I don’t really know if anyone knows the whole story.
The whole story is painful. It is beautiful.
When my little congregation formed in January, 2004 as a havurah, our first meetings were held at a local church in Concord, North Carolina. One of our interfaith couples suggested that church; one of the two spouses was an active and happy member at that church.
So we met in their fellowship hall once a month or so for about a year.
None of us knew that there was a deep division in the community about our presence. None of us knew that the minister (who has long since moved away) was being visited each week by church members who believed Jews worshipping in the church was a real danger to the community. She told me later what they had said.
“The Jews will destroy the church.”
I had a few other minister friends in Concord. One was Pastor Steve Ayers, of McGill Baptist Church. Wounded and shocked, I told him what had happened.
He said, “Come to McGill, Barbara.”
So we moved to a Baptist church in Concord.
We knew that some Jews would automatically assume that we were messianic and would not dare to come and find out otherwise. We knew that some people would call McGill and ask if Jews met there. We knew both congregations might take a hit for their conviction that they could worship in the same space with love, tenderness, and respect.
In the very first year we were at McGill we learned we would have to raise thousands of dollars to restore our first Torah. For twelve families, that was a daunting challenge. Steve told me that McGill Baptist would refuse to take any rent; whatever money we had should go to the restoration.
To this day, I remind congregants that some of the letters on our first Torah were put there by Baptist generosity.
Sometimes, despite all our busy schedules, we managed to do congregational things together – a joint Hanukkah-Christmas party, a trip to see the Dead Sea Scroll exhibit when it came to Charlotte. I visited the McGill Baptist Adult Education class every year and spoke on a range of different topics to a community of enthusiastic and loving learners.
I stood before the congregation yesterday to thank them. I cried through each word. I thought of the things that had happened to me in that sanctuary.
Before we made the move to McGill, the congregation had invited me to deliver a talk on Judaism. After a long and wonderfully enthusiastic conversation with congregants at a program that was supposed to last an hour and turned into almost three hours, I turned to my husband, Ralf, and said, “I think I better apply to rabbinical school – I need to know a lot more than I do to answer questions like those.”
Later, I joked that I got the “call” in a Baptist sanctuary.

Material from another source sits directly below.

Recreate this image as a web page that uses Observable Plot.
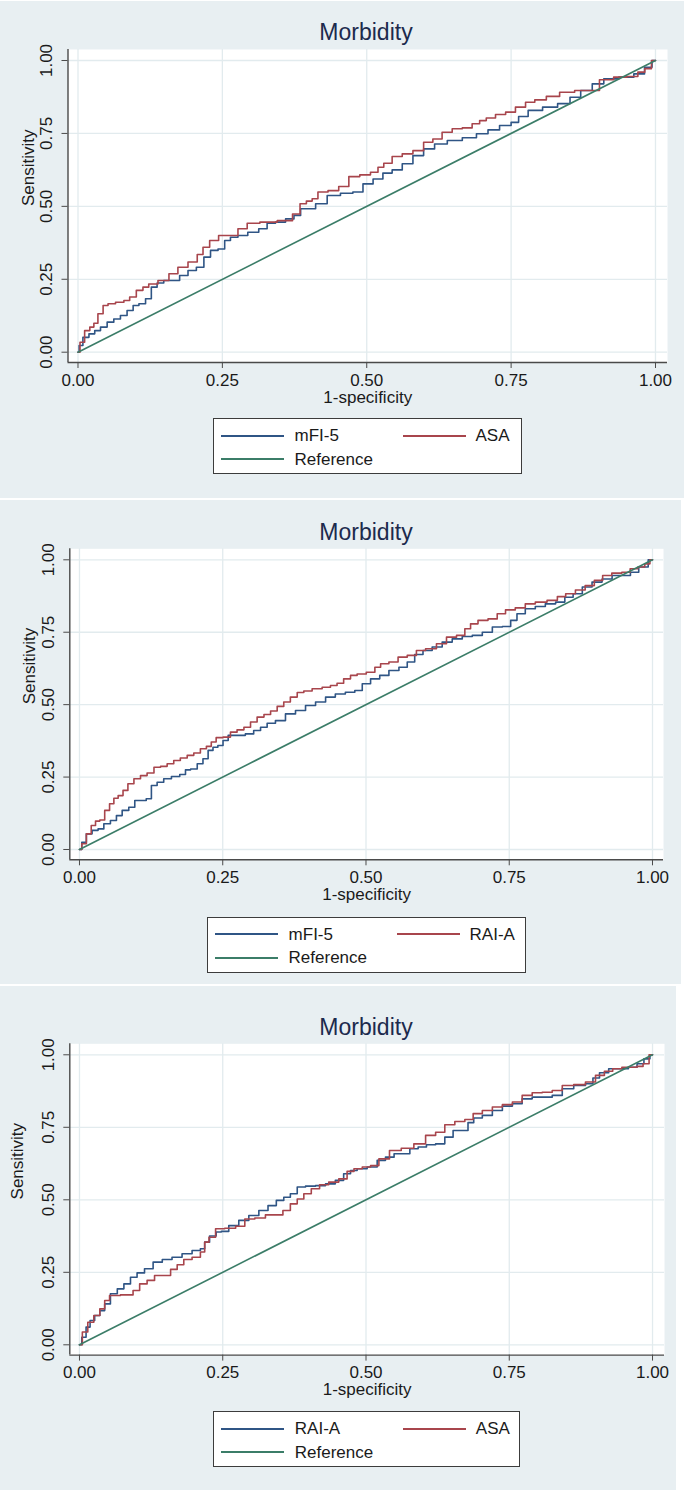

I have sung Avinu Malkeynu with passion and power in that room. I have prostrated onto its floor. I have felt the souls of my ancestors attending to our prayers.
I have heard birds chirping at the window while we sang Elohai neshama, “my God, the soul you have given me is pure.”
I have seen my congregants dance across the sanctuary floor. Children have sung prayers and chanted from our Torahs. We have celebrated, and celebrated, and celebrated again.
God has flowed right through my bones.
How could I manage to tell those generous people at McGill that I became a better rabbi in their sanctuary, that I learned how to serve the Holy One there?
At yesterday’s service, Pastor Steve gave Temple Or Olam a blessing. He wished us well as we move closer to the university area, to another location and a different part of the way on our path. He reminded his congregation (and us) that living the love of God is our task. We are the face of the divine, he said. Sometimes we are the only messenger to others for that love.
He spoke about what it means to love others who are not always like you, who speak or look or act differently, but who need your outstretched arms, your heart and soul extended.
B’tzelem Elohim, in the image of God were we created. Each of us is a face of the Divine.
To all of you at McGill Baptist Church: For your grace, your generosity, your open-heartedness, and your love, I say again, “thank you.”
God knows the whole story.
2 Replies to “The Whole Story”
Lovely, Rabbi. While I was with you at the alter, the love and attention flowing from the congregation to you was palpable. In their sadness, their well-wishes and fond farewells were sincere.
I had no idea how hard it would be to say goodbye. Learning that was a kind of gift, I think. Thank you for your kind words; they are deeply appreciated.